18. Vergoeding woon-werkverkeer
Ankerpoort is bereid de regeling voor het woon-werkverkeer zodanig in te richten dat optimaal gebruikt gemaakt wordt van de fiscale mogelijkheden. Uitgangspunt is, dat deze regeling voor de werkgever kostenneutraal is en dat de belastingdienst de regeling goedkeurt.
19. Binnen Ankerpoort loopt een studie naar duurzaam ondernemen. De eventuele mogelijkheid van motiverende, eventueel financiële prikkels voor medewerkers wordt hierin meegenomen.
20. Bij de komende onderhandelingen voor een collectief contract met de zorgverzekering is de inzet van Ankerpoort een zo gunstig mogelijk contract af te sluiten.
BIJLAGE IX Protocol verlenging bedrijfstijd vestiging Maastricht
Uitgangspunten uitbreiding bedrijfstijd productie vestiging Maastricht naar 133 uur per week (verlengd 3 ploegenrooster)
1. Het verlengd 3 ploegenrooster is van toepassing voor de operators van de vestiging Maastricht. Er wordt naar gestreefd zoveel mogelijk operators te betrekken bij het verlengd 3 ploegenrooster.
2. Het rooster voor uitbreiding naar 133 productie uren per week, wordt tezamen met een vertegenwoordiger van het AWVN, een vertegenwoordiger van de FNV,
de productieleiding en een afvaardiging van de betreffende medewerkers uitgewerkt.
3. Betreffend rooster wordt toegepast indien noodzakelijk en kent een cyclus van 15 aaneengesloten weken.
4. Betreffende medewerkers werken maximaal 13 zaterdagen per 12 maanden.
5. Betreffende medewerkers ontvangen van de productieleiding mededeling van het verlengd 3 ploegenrooster waarin zij hun werkzaamheden verrichten, 28 dagen voor aanvang van iedere 15 weken periode.
6. Rekening houdend met de regels dient op iedere dienst van het verlengd 3 ploegenrooster een BHV’er aanwezig te zijn.
7. Voor het uitvoeren van bepaalde elektrotechnische handelingen zal per dienst van het verlengd 3 ploegenrooster een VOP’er aanwezig zijn. Artikel 4 is eveneens voor de VOP’ers van toepassing. In de gevallen waarin de werkzaamheden een
tweede VOP’er vereisen, dan kan de consignatiedienst (ETD, MTD of ploegbaas) opgeroepen worden.
8. Per dienst van het verlengd 3 ploegenrooster wordt een reserve operator aangewezen die op basis van consignatie oproepbaar is om tijdens betreffende dienst in te vallen.

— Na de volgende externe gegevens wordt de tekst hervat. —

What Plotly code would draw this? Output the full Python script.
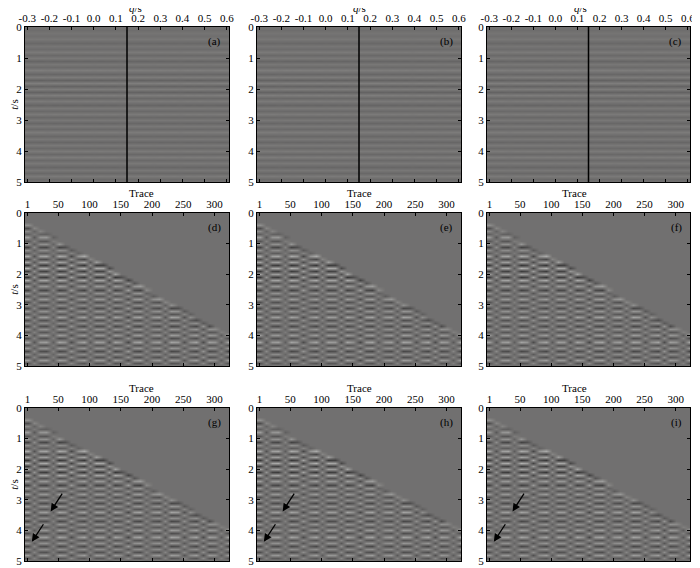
import numpy as np
import plotly.graph_objects as go

t_rows = [i * 0.1 for i in range(51)]
refl = [0.1, -0.2, 0.3, -0.1, 0.5, -0.6, 0.4, -0.3, 0.7, -0.5,
        0.6, -0.8, 0.5, -0.4, 0.9, -0.7, 0.8, -1.0, 1.0, -0.9,
        0.8, -1.0, 0.9, -0.6, 0.7, -0.8, 0.6, -0.5, 0.7, -0.6,
        0.5, -0.7, 0.6, -0.5, 0.8, -0.6, 0.5, -0.7, 0.6, -0.5,
        0.7, -0.6, 0.8, -0.5, 0.6, -0.7, 0.5, -0.6, 0.7, -0.5, 0.4]
# lateral modulation across traces
traces = [1 + 10 * i for i in range(33)]
lat = [1.0, -0.6, 0.8, 0.9, -0.4, 1.0, 0.7, -0.8, 0.6, 1.0, -0.5,
       0.9, 0.8, -0.7, 1.0, 0.6, -0.9, 0.8, 1.0, -0.5, 0.7, 0.9,
       -0.6, 1.0, 0.8, -0.7, 0.6, 1.0, -0.8, 0.9, 0.7, -0.5, 1.0]
# first-arrival time per trace
onset_trace = [1, 50, 100, 150, 200, 250, 320]
onset_time = [0.35, 0.9, 1.45, 2.0, 2.6, 3.15, 4.0]
# tau-p panels
q_vals = [-0.3 + 0.03 * i for i in range(31)]
q_lat = [1.0, 0.9, 1.0, 0.8, 1.0, 0.9, 1.0, 0.95, 0.9, 1.0, 0.85,
         1.0, 0.9, 1.0, 0.8, 1.0, 0.9, 1.0, 0.95, 0.85, 1.0, 0.9,
         1.0, 0.8, 1.0, 0.9, 1.0, 0.85, 0.9, 1.0, 0.95]
q_line = 0.15
panel_labels = ["(a)", "(b)", "(c)", "(d)", "(e)", "(f)", "(g)", "(h)", "(i)"]
q_ticks = [-0.3, -0.2, -0.1, 0.0, 0.1, 0.2, 0.3, 0.4, 0.5, 0.6]
trace_ticks = [1, 50, 100, 150, 200, 250, 300]

# page has an 8px body margin, so layout is in page pixels minus 8
OFF = 8
W, H = 700 - OFF, 568 - OFF
xdom = [(25, 229), (257, 461), (487, 690)]
ydom = [(27, 182), (213, 366), (408, 561)]
title_y = [8, 193, 388]

refl_a = np.array(refl)
z_tp = np.outer(refl_a * 0.35, np.array(q_lat))
onset = np.interp(traces, onset_trace, onset_time)
z_x = np.outer(refl_a, np.array(lat))
z_x = np.where(np.array(t_rows)[:, None] >= onset[None, :], z_x, 0.0)

font = dict(family="Liberation Serif", size=11, color="black")
fig = go.Figure()
k = 0
for r in range(3):
    for c in range(3):
        k += 1
        xa = "x" if k == 1 else f"x{k}"
        ya = "y" if k == 1 else f"y{k}"
        if r == 0:
            fig.add_trace(go.Heatmap(x=q_vals, y=t_rows, z=z_tp, colorscale="gray",
                                     zmin=-3, zmax=3, zsmooth="best", showscale=False,
                                     xaxis=xa, yaxis=ya))
            fig.add_trace(go.Scatter(x=[q_line, q_line], y=[0, 5], mode="lines",
                                     line=dict(color="black", width=1.5), showlegend=False,
                                     xaxis=xa, yaxis=ya))
            xr, tv, tt, title = [-0.31, 0.61], q_ticks, [f"{v:.1f}" for v in q_ticks], "<i>q</i>/s"
        else:
            fig.add_trace(go.Heatmap(x=traces, y=t_rows, z=z_x, colorscale="gray",
                                     zmin=-2, zmax=2, zsmooth="best", showscale=False,
                                     xaxis=xa, yaxis=ya))
            xr, tv, tt, title = [-3, 323], trace_ticks, [str(v) for v in trace_ticks], "Trace"
        x0, x1 = xdom[c][0] - OFF, xdom[c][1] - OFF
        y0, y1 = ydom[r][0] - OFF, ydom[r][1] - OFF
        axcommon = dict(showline=True, linecolor="black", mirror="ticks", ticks="inside",
                        ticklen=3, tickcolor="black", showgrid=False, zeroline=False,
                        tickfont=font, automargin=False)
        fig.layout[xa.replace("x", "xaxis")] = dict(
            axcommon, domain=[x0 / W, x1 / W], anchor=ya, side="top", range=xr,
            tickvals=tv, ticktext=tt)
        fig.layout[ya.replace("y", "yaxis")] = dict(
            axcommon, domain=[1 - y1 / H, 1 - y0 / H], anchor=xa, range=[5, 0],
            tickvals=[0, 1, 2, 3, 4, 5],
            title=dict(text="<i>t</i>/s" if c == 0 else "", font=font, standoff=2))
        fig.add_annotation(x=(x0 + x1) / 2 / W, y=1 - (title_y[r] - OFF) / H, xref="paper",
                           yref="paper", yanchor="middle", text=title,
                           showarrow=False, font=font)
        fig.add_annotation(x=0.97, y=0.96, xref=f"{xa} domain", yref=f"{ya} domain",
                           text=panel_labels[k - 1], showarrow=False, font=font,
                           xanchor="right", yanchor="top")
        if r == 2:
            for (tx, ty, hx, hy) in [(58, 2.75, 38, 3.38), (28, 3.75, 8, 4.37)]:
                fig.add_annotation(x=hx, y=hy, ax=tx, ay=ty, xref=xa, yref=ya,
                                   axref=xa, ayref=ya, text="", showarrow=True,
                                   arrowhead=2, arrowsize=1.2, arrowwidth=1.3,
                                   arrowcolor="black")

fig.update_layout(width=W, height=H, margin=dict(l=0, r=0, t=0, b=0, autoexpand=False),
                  plot_bgcolor="white", paper_bgcolor="white", showlegend=False)
fig.write_html("out.html")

De reserve operator is alleen oproepbaar in noodsituaties waarin een medewerker bijvoorbeeld door ziekte, plotseling uitvalt.
9. Het opnemen van verlof en/of vakanties dient gepland te worden conform de gangbare verlofregeling. Medewerkers kunnen onderling ruilen mits dit wordt gemeld aan de productieleiding en voldoet aan de Arbeidstijdenwet.